▶ _Instructions to follow_
List every line in this data where the string "full" occurs.

[Plotting code records]
/---

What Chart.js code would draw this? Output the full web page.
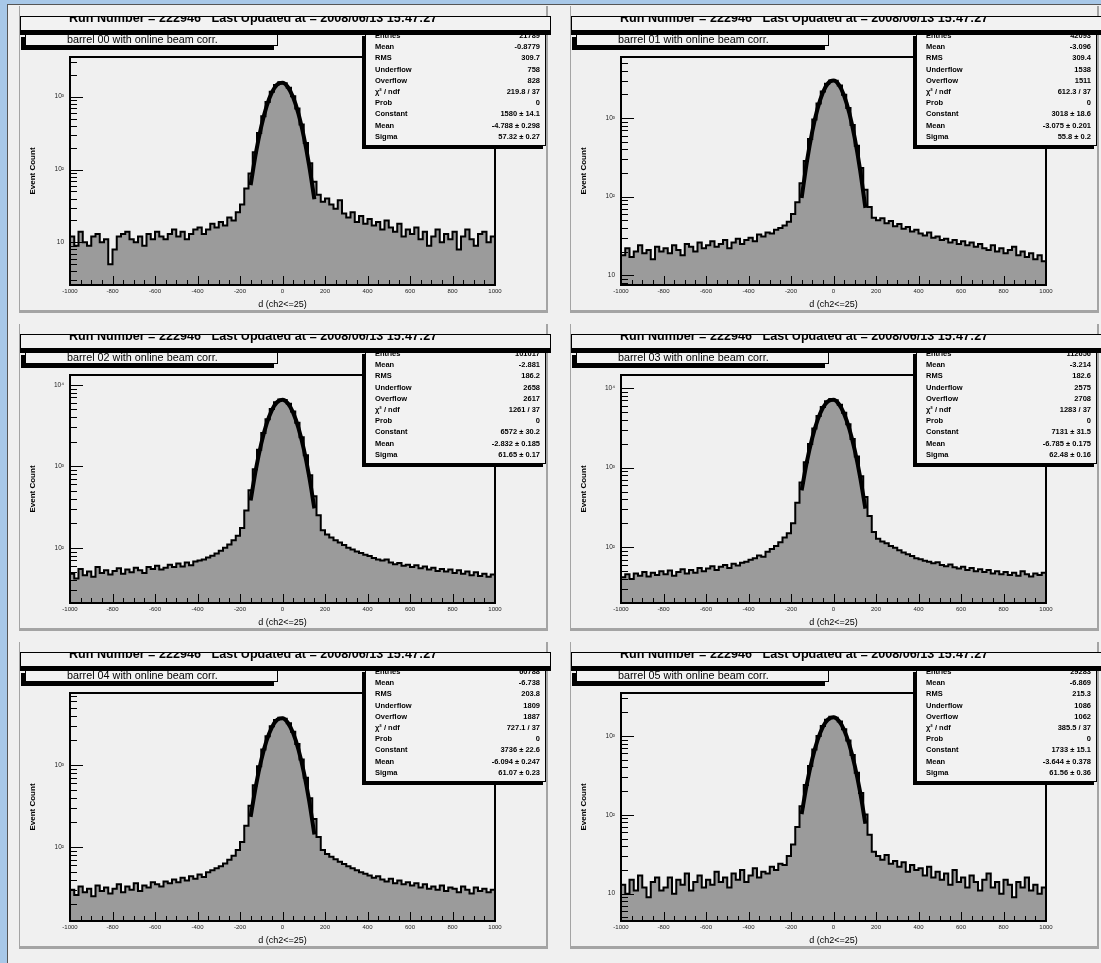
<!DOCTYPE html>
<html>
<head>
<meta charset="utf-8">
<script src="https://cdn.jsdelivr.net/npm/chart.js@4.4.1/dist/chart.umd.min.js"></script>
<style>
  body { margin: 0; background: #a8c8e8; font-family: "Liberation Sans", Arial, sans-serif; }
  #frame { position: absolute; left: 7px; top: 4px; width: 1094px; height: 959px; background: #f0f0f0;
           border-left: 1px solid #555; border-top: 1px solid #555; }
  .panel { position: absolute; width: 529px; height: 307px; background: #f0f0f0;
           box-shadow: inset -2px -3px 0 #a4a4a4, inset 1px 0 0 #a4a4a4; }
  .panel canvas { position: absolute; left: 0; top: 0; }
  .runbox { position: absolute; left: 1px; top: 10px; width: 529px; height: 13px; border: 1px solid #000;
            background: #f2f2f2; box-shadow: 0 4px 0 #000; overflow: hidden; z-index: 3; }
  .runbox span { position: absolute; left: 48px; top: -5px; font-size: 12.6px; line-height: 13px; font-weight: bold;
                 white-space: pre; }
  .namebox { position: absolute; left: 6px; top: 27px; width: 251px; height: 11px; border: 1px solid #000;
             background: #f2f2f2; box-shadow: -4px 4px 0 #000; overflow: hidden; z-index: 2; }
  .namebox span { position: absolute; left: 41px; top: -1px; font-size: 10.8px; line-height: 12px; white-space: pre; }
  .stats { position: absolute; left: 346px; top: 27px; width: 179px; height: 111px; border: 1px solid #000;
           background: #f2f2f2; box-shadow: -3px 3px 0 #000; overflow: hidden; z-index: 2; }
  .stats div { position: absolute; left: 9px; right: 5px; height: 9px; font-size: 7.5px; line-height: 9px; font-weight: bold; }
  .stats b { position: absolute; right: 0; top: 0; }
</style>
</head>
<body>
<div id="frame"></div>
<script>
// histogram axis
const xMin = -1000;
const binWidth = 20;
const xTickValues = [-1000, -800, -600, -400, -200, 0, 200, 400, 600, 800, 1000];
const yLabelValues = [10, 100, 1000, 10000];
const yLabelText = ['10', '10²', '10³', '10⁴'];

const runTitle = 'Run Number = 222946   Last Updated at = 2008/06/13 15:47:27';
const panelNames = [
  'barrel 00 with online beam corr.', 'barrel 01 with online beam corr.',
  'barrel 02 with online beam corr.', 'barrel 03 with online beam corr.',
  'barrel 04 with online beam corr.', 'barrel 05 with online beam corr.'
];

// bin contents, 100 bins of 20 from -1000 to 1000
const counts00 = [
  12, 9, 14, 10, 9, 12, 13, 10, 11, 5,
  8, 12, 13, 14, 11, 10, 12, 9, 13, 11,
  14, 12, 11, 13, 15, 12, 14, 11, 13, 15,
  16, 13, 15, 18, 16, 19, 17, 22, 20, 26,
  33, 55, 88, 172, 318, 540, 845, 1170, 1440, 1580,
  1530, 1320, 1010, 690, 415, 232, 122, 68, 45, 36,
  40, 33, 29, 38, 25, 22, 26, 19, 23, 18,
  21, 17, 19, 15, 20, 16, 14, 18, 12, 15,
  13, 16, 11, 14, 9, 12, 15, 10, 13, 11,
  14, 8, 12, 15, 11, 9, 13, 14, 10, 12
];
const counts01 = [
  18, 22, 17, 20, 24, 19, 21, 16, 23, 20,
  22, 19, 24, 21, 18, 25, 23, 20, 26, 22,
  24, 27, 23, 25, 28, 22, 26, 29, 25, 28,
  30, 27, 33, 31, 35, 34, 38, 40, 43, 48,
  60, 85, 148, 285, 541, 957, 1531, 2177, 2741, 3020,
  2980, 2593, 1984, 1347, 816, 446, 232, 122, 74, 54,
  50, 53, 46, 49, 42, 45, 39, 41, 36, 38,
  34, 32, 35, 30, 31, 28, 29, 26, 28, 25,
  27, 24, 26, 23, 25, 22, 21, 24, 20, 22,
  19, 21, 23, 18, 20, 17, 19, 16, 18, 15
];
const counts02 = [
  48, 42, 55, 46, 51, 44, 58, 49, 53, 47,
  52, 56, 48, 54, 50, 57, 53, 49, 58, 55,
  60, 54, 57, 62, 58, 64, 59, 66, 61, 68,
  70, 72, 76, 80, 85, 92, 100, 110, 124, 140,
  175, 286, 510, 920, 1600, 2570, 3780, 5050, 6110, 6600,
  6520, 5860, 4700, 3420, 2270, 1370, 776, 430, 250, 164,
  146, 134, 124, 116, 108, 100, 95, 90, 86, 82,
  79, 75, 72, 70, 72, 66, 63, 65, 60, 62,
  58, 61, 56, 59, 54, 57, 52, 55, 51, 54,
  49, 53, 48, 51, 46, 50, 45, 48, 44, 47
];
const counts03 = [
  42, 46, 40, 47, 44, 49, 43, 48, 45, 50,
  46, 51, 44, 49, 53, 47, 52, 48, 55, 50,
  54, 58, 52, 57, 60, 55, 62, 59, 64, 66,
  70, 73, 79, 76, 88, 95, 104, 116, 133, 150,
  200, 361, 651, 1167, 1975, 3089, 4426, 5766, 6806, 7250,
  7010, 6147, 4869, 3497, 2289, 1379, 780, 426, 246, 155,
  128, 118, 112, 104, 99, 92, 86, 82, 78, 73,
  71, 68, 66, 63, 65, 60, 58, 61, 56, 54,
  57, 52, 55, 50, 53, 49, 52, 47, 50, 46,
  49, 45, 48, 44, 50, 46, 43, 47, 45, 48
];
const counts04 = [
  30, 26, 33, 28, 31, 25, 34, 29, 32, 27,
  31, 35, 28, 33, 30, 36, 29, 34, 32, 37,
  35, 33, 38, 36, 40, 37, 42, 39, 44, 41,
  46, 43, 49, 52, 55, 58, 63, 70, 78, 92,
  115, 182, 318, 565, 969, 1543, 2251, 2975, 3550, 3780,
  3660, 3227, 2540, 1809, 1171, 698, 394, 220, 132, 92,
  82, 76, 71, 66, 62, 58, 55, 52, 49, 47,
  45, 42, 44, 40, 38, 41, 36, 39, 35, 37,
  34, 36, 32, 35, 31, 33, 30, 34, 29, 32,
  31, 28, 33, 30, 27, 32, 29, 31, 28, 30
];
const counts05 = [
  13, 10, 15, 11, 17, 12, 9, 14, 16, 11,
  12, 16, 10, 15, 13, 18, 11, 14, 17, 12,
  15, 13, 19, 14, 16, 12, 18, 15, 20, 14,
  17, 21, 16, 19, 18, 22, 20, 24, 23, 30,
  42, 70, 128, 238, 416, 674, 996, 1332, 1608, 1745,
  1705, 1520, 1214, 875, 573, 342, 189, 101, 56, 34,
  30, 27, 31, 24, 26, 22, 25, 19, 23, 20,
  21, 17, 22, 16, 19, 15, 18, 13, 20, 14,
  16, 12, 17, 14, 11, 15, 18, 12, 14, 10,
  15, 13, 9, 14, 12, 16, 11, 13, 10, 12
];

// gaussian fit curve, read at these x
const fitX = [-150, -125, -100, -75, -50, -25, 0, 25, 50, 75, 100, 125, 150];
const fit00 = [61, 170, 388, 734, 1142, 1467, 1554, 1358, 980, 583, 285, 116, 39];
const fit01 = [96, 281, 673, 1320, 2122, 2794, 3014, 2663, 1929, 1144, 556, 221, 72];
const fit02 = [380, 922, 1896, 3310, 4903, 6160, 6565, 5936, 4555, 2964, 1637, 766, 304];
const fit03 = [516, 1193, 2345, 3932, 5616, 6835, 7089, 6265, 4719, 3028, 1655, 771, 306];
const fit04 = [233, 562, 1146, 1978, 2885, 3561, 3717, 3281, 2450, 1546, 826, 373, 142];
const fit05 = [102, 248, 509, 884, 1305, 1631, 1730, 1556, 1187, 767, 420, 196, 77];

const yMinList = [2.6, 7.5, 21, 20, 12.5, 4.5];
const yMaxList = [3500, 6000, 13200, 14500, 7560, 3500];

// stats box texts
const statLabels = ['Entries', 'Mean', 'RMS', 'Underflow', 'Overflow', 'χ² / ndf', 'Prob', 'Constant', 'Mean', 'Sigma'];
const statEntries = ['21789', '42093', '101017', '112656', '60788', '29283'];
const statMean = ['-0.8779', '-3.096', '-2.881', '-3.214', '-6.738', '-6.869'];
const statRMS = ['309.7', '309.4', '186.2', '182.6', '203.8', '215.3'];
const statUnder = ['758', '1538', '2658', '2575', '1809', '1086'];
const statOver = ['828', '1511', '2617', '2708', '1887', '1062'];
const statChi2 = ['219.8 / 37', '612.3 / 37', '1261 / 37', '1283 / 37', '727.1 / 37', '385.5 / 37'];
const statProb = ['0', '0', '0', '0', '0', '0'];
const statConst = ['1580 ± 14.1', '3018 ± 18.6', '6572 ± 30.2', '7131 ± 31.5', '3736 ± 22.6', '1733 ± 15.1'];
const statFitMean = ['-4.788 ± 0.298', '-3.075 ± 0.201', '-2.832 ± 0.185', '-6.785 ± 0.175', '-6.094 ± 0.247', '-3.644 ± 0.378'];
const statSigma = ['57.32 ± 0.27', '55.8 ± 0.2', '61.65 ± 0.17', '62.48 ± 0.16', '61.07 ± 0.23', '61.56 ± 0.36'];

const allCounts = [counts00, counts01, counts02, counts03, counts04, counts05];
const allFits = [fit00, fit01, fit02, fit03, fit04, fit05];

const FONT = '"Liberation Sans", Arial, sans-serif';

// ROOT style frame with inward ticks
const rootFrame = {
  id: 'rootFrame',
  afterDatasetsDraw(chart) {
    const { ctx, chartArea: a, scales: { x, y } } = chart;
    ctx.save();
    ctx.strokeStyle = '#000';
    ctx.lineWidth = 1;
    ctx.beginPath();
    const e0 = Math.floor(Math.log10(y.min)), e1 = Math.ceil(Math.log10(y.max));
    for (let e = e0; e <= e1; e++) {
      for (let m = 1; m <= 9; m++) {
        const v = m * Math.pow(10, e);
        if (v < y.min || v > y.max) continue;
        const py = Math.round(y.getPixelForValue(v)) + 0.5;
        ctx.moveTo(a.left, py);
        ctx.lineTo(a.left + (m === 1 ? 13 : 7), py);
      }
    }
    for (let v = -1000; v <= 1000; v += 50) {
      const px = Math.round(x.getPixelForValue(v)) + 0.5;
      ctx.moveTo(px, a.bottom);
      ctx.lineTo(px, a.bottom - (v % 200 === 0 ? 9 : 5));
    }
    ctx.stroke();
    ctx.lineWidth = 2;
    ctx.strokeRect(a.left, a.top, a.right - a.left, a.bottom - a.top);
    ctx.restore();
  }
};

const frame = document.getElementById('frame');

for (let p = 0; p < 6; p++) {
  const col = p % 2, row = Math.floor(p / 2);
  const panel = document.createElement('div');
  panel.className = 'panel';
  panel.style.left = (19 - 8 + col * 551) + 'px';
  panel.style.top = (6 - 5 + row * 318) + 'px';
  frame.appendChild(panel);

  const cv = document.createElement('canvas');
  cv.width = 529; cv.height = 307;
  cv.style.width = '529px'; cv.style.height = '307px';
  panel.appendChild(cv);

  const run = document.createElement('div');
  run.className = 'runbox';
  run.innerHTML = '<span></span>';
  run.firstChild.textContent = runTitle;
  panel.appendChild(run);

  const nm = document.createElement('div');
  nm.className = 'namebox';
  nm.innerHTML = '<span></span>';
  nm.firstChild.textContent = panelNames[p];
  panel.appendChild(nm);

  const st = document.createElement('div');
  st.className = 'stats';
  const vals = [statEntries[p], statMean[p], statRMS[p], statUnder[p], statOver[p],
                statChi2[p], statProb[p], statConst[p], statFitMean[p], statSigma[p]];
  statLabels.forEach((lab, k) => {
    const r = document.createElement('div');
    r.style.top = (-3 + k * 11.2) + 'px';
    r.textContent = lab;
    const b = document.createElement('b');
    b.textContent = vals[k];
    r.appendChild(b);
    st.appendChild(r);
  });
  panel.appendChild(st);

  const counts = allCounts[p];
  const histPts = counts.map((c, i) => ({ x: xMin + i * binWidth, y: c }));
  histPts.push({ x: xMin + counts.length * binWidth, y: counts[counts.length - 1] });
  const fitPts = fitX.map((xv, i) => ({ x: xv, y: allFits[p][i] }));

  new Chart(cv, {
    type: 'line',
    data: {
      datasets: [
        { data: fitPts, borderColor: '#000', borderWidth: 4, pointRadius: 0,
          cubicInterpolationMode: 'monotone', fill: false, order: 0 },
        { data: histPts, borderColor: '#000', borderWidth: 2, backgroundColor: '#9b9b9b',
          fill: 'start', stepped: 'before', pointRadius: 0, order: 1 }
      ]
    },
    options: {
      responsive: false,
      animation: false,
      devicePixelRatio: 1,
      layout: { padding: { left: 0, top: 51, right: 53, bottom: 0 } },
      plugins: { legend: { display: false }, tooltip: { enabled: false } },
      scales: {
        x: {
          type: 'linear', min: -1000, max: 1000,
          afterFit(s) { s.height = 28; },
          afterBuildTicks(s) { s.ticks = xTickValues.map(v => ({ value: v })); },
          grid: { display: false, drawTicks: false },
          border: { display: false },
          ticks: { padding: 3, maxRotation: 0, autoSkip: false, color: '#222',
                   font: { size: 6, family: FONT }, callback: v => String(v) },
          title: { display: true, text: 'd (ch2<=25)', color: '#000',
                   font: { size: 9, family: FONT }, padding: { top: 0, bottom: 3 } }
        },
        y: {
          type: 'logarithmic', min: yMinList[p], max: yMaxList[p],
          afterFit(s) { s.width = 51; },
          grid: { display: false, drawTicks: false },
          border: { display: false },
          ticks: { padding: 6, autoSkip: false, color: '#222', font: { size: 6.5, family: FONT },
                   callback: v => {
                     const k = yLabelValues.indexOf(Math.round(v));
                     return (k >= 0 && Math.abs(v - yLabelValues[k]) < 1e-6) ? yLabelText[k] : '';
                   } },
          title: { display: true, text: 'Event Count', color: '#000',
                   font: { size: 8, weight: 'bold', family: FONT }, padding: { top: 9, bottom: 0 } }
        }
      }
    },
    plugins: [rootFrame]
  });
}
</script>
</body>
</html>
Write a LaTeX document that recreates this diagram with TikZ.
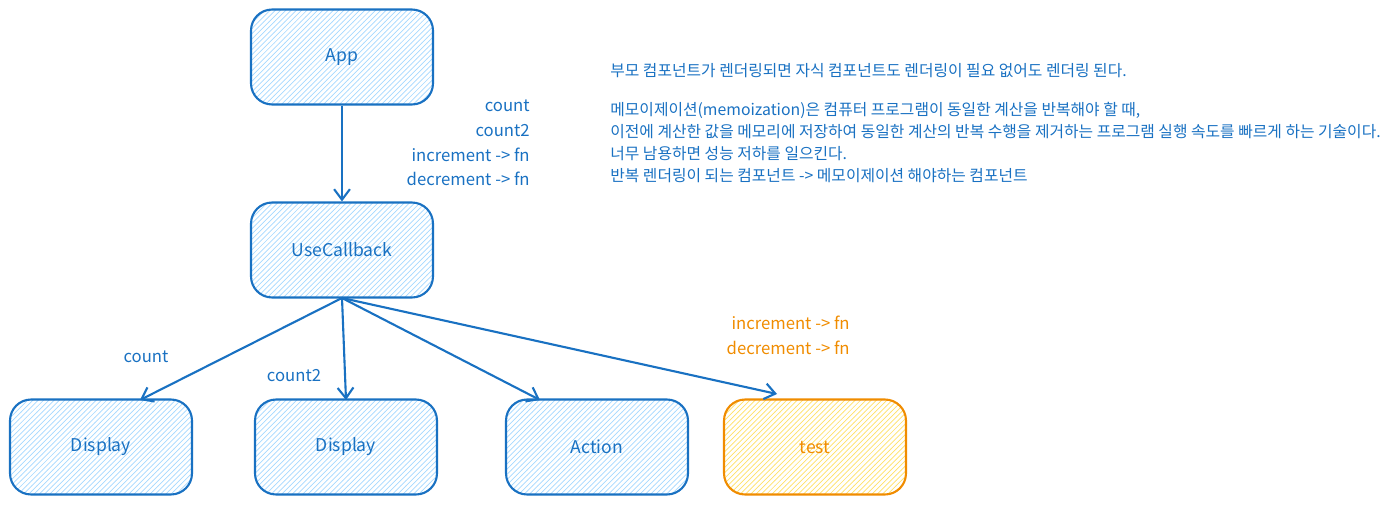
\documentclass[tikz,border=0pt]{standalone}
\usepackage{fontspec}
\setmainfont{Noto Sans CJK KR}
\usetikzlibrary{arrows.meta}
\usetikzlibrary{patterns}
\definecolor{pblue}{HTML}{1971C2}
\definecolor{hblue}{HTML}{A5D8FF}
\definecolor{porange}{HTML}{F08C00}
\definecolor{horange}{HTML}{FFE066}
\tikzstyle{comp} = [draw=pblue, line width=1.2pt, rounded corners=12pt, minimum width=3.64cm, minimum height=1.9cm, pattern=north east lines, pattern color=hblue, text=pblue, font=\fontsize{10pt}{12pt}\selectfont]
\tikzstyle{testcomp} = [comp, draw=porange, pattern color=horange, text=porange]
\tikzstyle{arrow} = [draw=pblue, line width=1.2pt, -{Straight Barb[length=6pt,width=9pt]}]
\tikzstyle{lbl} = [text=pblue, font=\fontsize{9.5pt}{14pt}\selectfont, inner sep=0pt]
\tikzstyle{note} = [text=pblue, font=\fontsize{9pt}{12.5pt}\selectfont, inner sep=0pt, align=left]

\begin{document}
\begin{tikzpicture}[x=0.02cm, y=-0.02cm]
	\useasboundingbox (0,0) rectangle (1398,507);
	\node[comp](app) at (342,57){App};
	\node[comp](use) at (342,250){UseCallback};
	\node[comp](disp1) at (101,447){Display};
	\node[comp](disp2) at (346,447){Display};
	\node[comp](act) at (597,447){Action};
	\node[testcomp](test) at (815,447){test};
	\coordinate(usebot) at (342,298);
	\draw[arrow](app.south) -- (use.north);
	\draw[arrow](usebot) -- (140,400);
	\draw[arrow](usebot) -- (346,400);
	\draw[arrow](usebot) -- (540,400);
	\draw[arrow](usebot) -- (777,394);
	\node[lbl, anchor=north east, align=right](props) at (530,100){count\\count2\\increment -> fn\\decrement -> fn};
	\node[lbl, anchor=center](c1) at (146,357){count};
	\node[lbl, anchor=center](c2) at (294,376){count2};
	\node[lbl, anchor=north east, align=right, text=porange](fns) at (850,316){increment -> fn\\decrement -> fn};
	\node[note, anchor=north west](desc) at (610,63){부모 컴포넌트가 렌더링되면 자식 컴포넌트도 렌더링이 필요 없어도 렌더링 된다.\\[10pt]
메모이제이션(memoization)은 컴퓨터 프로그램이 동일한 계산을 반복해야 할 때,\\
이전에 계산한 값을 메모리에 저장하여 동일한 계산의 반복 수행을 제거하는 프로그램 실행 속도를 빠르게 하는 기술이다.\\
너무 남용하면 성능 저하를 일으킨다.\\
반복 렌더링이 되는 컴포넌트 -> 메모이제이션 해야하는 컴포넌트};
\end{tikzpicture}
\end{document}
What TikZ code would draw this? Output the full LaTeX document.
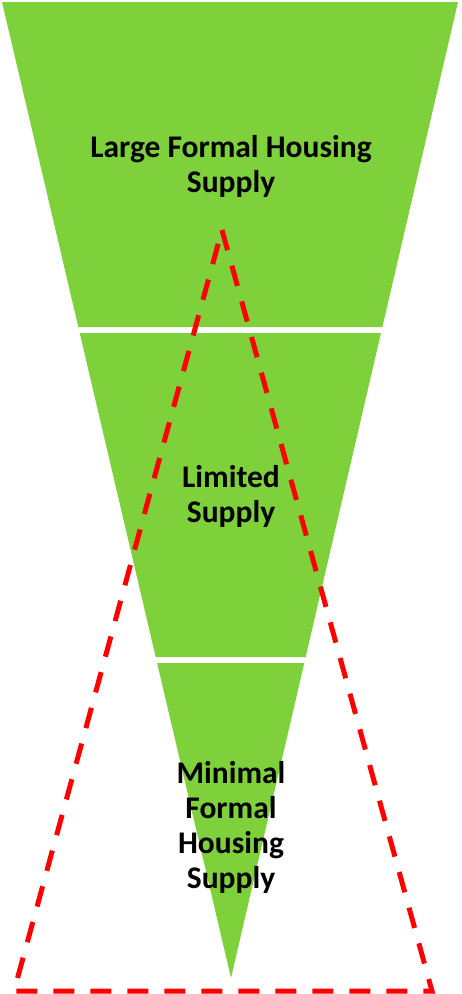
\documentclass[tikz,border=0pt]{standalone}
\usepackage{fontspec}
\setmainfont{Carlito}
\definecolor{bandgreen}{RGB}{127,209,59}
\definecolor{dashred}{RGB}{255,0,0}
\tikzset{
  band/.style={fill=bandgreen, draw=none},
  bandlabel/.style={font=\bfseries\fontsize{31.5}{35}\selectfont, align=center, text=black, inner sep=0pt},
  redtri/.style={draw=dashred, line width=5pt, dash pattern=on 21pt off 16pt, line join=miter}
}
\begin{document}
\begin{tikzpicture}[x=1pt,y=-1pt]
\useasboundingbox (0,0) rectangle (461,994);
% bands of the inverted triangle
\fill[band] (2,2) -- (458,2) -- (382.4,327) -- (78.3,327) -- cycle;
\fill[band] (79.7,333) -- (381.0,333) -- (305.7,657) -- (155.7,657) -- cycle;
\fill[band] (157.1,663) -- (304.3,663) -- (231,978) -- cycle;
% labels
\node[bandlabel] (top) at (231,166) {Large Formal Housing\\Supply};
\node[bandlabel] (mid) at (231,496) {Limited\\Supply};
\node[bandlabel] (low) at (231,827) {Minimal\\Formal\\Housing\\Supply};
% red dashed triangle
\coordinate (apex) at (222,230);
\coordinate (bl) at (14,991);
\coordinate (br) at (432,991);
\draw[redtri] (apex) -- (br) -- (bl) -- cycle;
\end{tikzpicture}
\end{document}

\---

▶ _Result of the task_
What Chart.js code would draw this? Output the full web page.
What TikZ code would draw this? Output the full LaTeX document.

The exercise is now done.